Marié à une académicienne, propriétaire d’un club underground fréquenté par le gratin artistique et intellectuel suédois, il recevait de généreux subsides de l’académie, se vantait d’en être le « 19e membre » et, selon des témoins, soufflait le nom des futurs lauréats du Nobel à ses amis.

Parfois qualifié de « fossoyeur de l’Académie », il a été définitivement condamné à deux ans et demi de prison pour viol.

Au-delà de son volet purement judiciaire, l’affaire a mis au jour le huis clos d’une institution rongée par les intrigues et les prébendes. En outre, l’attribution du prix à Bob Dylan en 2016 avait suscité colère et sarcasmes dans le monde des lettres.

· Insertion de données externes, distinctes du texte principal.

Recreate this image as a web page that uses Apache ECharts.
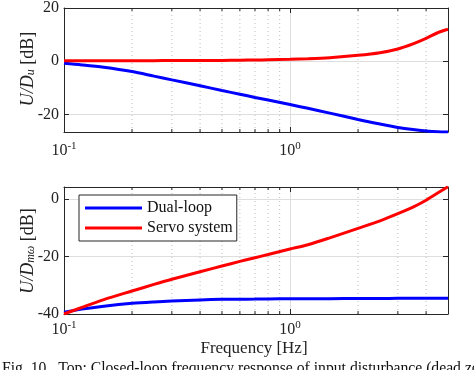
<!DOCTYPE html>
<html>
<head>
<meta charset="utf-8">
<script src="https://cdn.jsdelivr.net/npm/echarts@6/dist/echarts.min.js"></script>
<style>
html,body{margin:0;padding:0;background:#fff;}
#c{width:474px;height:370px;}
</style>
</head>
<body>
<div id="c"></div>
<script>
// ---- data ----
const freqTop = [0.1, 0.12, 0.15, 0.2, 0.25, 0.3, 0.4, 0.5, 0.6, 0.7, 0.8, 1, 1.2, 1.5, 2, 2.5, 3, 3.5, 4, 4.5, 5];
const dualTop = [-0.8, -1.4, -2.3, -3.9, -5.6, -7.0, -9.2, -11.0, -12.4, -13.6, -14.6, -16.3, -17.7, -19.5, -21.9, -23.6, -24.9, -25.7, -26.2, -26.5, -26.6];
const servoTop = [0.2, 0.2, 0.2, 0.2, 0.22, 0.25, 0.28, 0.3, 0.38, 0.45, 0.55, 0.7, 0.9, 1.3, 2.2, 3.2, 4.6, 6.5, 8.6, 10.7, 12.0];
const freqBot = [0.1, 0.12, 0.15, 0.2, 0.25, 0.3, 0.4, 0.5, 0.6, 0.7, 0.8, 1, 1.2, 1.5, 2, 2.5, 3, 3.5, 4, 4.5, 5];
const dualBot = [-39.4, -38.3, -37.3, -36.3, -35.8, -35.5, -35.1, -34.9, -34.85, -34.8, -34.75, -34.7, -34.68, -34.65, -34.6, -34.58, -34.55, -34.53, -34.52, -34.5, -34.5];
const servoBot = [-40, -37.7, -35.0, -32.0, -29.7, -27.9, -25.3, -23.3, -21.7, -20.4, -19.3, -17.4, -15.9, -13.5, -10.2, -7.6, -5.1, -2.8, -0.4, 2.1, 4.3];
const minorX = [0.2, 0.3, 0.4, 0.5, 0.6, 0.7, 0.8, 0.9, 2, 3, 4];
const yTicksTop = [-20, 0, 20];
const yTicksBot = [-40, -20, 0];
const xRange = [0.1, 5];
const yRangeTop = [-26.6, 20];
const yRangeBot = [-40, 4.2];
const seriesNames = ['Dual-loop', 'Servo system'];
const caption = 'Fig. 10.  Top: Closed-loop frequency response of input disturbance (dead zone';

const FONT = '"Liberation Serif", "DejaVu Serif", serif';
const AX = '#262626';
const BLUE = '#0000ff';
const RED = '#ff0000';

function pairs(xs, ys){ return xs.map((x,i)=>[x, ys[i]]); }

function xAxisDef(gi, labelMargin, pos){
  const show = pos === 'bottom';
  return {
    type:'log', logBase:10, gridIndex:gi, position:pos, min:xRange[0], max:xRange[1],
    axisLine:{show:true, onZero:false, lineStyle:{color:AX, width:1}},
    axisTick:{show:true, inside:true, length:5, lineStyle:{color:AX}},
    splitLine:{show:show, lineStyle:{color:'#dedede', width:1}},
    minorTick:{show:false}, minorSplitLine:{show:false},
    axisLabel:{show:show, margin:labelMargin, fontFamily:FONT, color:'#222',
      formatter:function(v){
        const e = Math.round(Math.log10(v));
        if (Math.abs(Math.log10(v)-e) > 1e-6) return '';
        return '{b|10}{s|' + e + '}';
      },
      rich:{b:{fontFamily:FONT, fontSize:16, color:'#222'}, s:{fontFamily:FONT, fontSize:11, color:'#222', padding:[0,0,9,0]}}
    }
  };
}
function yAxisDef(gi, range, ticks, pos){
  const show = pos === 'left';
  return {
    type:'value', gridIndex:gi, position:pos, min:range[0], max:range[1],
    axisLine:{show:true, onZero:false, lineStyle:{color:AX, width:1}},
    axisTick:{show:true, inside:true, length:5, customValues:ticks, lineStyle:{color:AX}},
    splitLine:{show:show, lineStyle:{color:'#dedede', width:1}},
    axisLabel:{show:show, customValues:ticks, margin:5, fontFamily:FONT, fontSize:16, color:'#222'}
  };
}
function minorSeries(gi, yr){
  return {
    type:'custom', xAxisIndex: gi*2, yAxisIndex: gi*2, silent:true, z:1,
    data: minorX.map(v=>[v]), encode:{x:0},
    renderItem:function(params, api){
      const x = api.value(0);
      const p0 = api.coord([x, yr[0]]);
      const p1 = api.coord([x, yr[1]]);
      return {type:'group', children:[
        {type:'line', shape:{x1:p0[0], y1:p0[1], x2:p1[0], y2:p1[1]}, style:{stroke:'#bdbdbd', lineWidth:1, lineDash:[1,3]}},
        {type:'line', shape:{x1:p0[0], y1:p0[1], x2:p0[0], y2:p0[1]-3}, style:{stroke:AX, lineWidth:1}},
        {type:'line', shape:{x1:p1[0], y1:p1[1], x2:p1[0], y2:p1[1]+3}, style:{stroke:AX, lineWidth:1}}
      ]};
    }
  };
}
function lineSeries(name, gi, xs, ys, color){
  return {
    name:name, type:'line', xAxisIndex: gi*2, yAxisIndex: gi*2, data:pairs(xs, ys),
    showSymbol:false, symbol:'none', smooth:0.3, z:5,
    lineStyle:{color:color, width:3}, itemStyle:{color:color}
  };
}

const chart = echarts.init(document.getElementById('c'), null, {renderer:'canvas'});
chart.setOption({
  backgroundColor:'#fff',
  animation:false,
  grid:[
    {left:64, right:26, top:6, height:126, containLabel:false},
    {left:64, right:26, top:187, height:127, containLabel:false}
  ],
  xAxis:[
    xAxisDef(0, 9, 'bottom'), xAxisDef(0, 9, 'top'),
    xAxisDef(1, 6, 'bottom'), xAxisDef(1, 6, 'top')
  ],
  yAxis:[
    yAxisDef(0, yRangeTop, yTicksTop, 'left'), yAxisDef(0, yRangeTop, yTicksTop, 'right'),
    yAxisDef(1, yRangeBot, yTicksBot, 'left'), yAxisDef(1, yRangeBot, yTicksBot, 'right')
  ],
  legend:{
    data:seriesNames.map(n=>({name:n, icon:'rect'})), orient:'vertical', left:79, top:195,
    padding:[3,4,3,6], itemGap:0, itemWidth:57, itemHeight:3,
    backgroundColor:'#fff', borderColor:AX, borderWidth:1, borderRadius:0,
    textStyle:{fontFamily:FONT, fontSize:16, color:'#111', lineHeight:20, height:20},
    selectedMode:false
  },
  series:[
    minorSeries(0, yRangeTop),
    minorSeries(1, yRangeBot),
    lineSeries(seriesNames[0], 0, freqTop, dualTop, BLUE),
    lineSeries(seriesNames[1], 0, freqTop, servoTop, RED),
    lineSeries(seriesNames[0], 1, freqBot, dualBot, BLUE),
    lineSeries(seriesNames[1], 1, freqBot, servoBot, RED)
  ],
  graphic:[
    {type:'text', x:28, y:69, rotation:Math.PI/2,
      style:{text:'{i|U/D}{s|u} [dB]', align:'center', verticalAlign:'middle', fill:'#222',
        rich:{i:{fontFamily:FONT, fontStyle:'italic', fontSize:18, fill:'#222'}, s:{fontFamily:FONT, fontStyle:'italic', fontSize:12, fill:'#222', padding:[6,0,0,0]}},
        font:'18px ' + FONT}},
    {type:'text', x:28, y:251, rotation:Math.PI/2,
      style:{text:'{i|U/D}{s|mω} [dB]', align:'center', verticalAlign:'middle', fill:'#222',
        rich:{i:{fontFamily:FONT, fontStyle:'italic', fontSize:18, fill:'#222'}, s:{fontFamily:FONT, fontStyle:'italic', fontSize:12, fill:'#222', padding:[6,0,0,0]}},
        font:'18px ' + FONT}},
    {type:'text', x:254, y:349, style:{text:'Frequency [Hz]', align:'center', verticalAlign:'middle', fill:'#222', font:'17px ' + FONT}},
    {type:'text', x:2, y:361, style:{text:caption, align:'left', verticalAlign:'top', fill:'#111', font:'15.7px ' + FONT}}
  ]
});
</script>
</body>
</html>
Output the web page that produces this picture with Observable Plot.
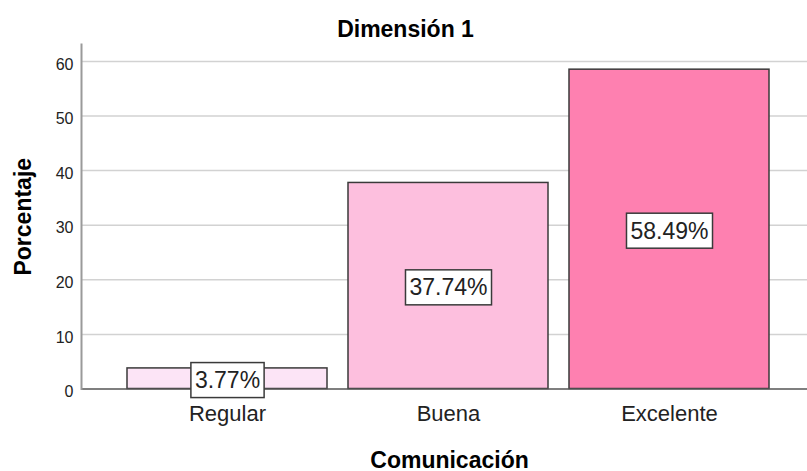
<!DOCTYPE html>
<html>
<head>
<meta charset="utf-8">
<script src="https://cdn.jsdelivr.net/npm/d3@7"></script>
<script src="https://cdn.jsdelivr.net/npm/@observablehq/plot@0.6"></script>
<style>
  html, body { margin: 0; padding: 0; background: #fff; }
  svg { display: block; }
</style>
</head>
<body>
<script>
// Dimensión 1 — distribution of "Comunicación" ratings (percent)
const categories = ["Regular", "Buena", "Excelente"];
const percentages = [3.77, 37.74, 58.49];
const barColors = ["#fce4f6", "#fdbfde", "#fe80b0"];
const yTicks = [0, 10, 20, 30, 40, 50, 60];
const title = "Dimensión 1";
const xTitle = "Comunicación";
const yTitle = "Porcentaje";

const rows = categories.map((c, i) => ({category: c, pct: percentages[i]}));

const font = "Arial, 'Liberation Sans', sans-serif";

const chart = Plot.plot({
  width: 807,
  height: 471,
  marginLeft: 81,
  marginRight: 0,
  marginTop: 44,
  marginBottom: 82.5,
  style: {fontFamily: font, fontSize: "16px", color: "#222", background: "#fff"},
  x: {domain: categories, range: [81, 816], paddingInner: 0.095, paddingOuter: 0.21, axis: null},
  y: {domain: [0, 63.1], axis: null},
  color: {domain: categories, range: barColors},
  marks: [
    Plot.gridY(yTicks.slice(1), {stroke: "#d2d2d2", strokeOpacity: 1, strokeWidth: 1.5}),
    Plot.axisY(yTicks, {tickSize: 0, tickPadding: 8, fontSize: 16, dy: 3, fill: "#222", label: null}),
    Plot.axisX({tickSize: 0, tickPadding: 16, fontSize: 22, fill: "#222", label: null}),
    Plot.barY(rows, {x: "category", y: "pct", fill: "category", stroke: "#3a3a3a", strokeWidth: 1.5}),
    Plot.ruleY([0], {stroke: "#555", strokeWidth: 1.5}),
    Plot.frame({anchor: "left", stroke: "#9a9a9a", strokeWidth: 2}),
    Plot.text(rows, {
      x: "category",
      y: d => d.pct / 2,
      text: d => d.pct.toFixed(2) + "%",
      fontSize: 23,
      dy: 2,
      fill: "#222"
    }),
    Plot.text([title], {frameAnchor: "top", dx: -39, dy: -8, lineAnchor: "bottom", fontSize: 23, fontWeight: "bold", fill: "#000"}),
    Plot.text([xTitle], {frameAnchor: "bottom", dx: 5, dy: 78.5, lineAnchor: "bottom", fontSize: 23, fontWeight: "bold", fill: "#000"}),
    Plot.text([yTitle], {frameAnchor: "left", textAnchor: "middle", dx: -58, rotate: -90, lineAnchor: "middle", fontSize: 23, fontWeight: "bold", fill: "#000"})
  ]
});

document.body.append(chart);

// White boxes with a dark outline behind each percentage label
chart.querySelectorAll("text").forEach(t => {
  if (!/%$/.test(t.textContent)) return;
  const b = t.getBBox();
  const ctm = t.getAttribute("transform");
  const r = document.createElementNS("http://www.w3.org/2000/svg", "rect");
  r.setAttribute("x", b.x - 4);
  r.setAttribute("y", b.y - 4.5);
  r.setAttribute("width", b.width + 8);
  r.setAttribute("height", b.height + 9);
  r.setAttribute("fill", "#fff");
  r.setAttribute("stroke", "#3a3a3a");
  r.setAttribute("stroke-width", "1.5");
  if (ctm) r.setAttribute("transform", ctm);
  t.parentNode.insertBefore(r, t);
});
</script>
</body>
</html>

Privée du quorum de membres siégeant requis pour désigner un lauréat après une cascade de démissions, l’académie avait dû reporter d’un an l’édition 2018, pour la sixième fois depuis 1901, la dernière en 1949.

Protecteur de l’académie créée en 1786, le roi Carl XVI Gustaf a dû intervenir pour réformer les statuts et les fauteuils vacants ont été pourvus.

« Nous n’en sommes pas encore à évaluer le nouveau processus mis en place, il doit durer deux ans (…) Nous verrons ce qu’il en ressortira », a sobrement commenté jeudi l’académicien Anders Olsson.

Ouverte par les prix scientifiques, la saison Nobel se poursuit vendredi à Oslo avec le Nobel de la paix pour s’achever lundi avec celui d’économie.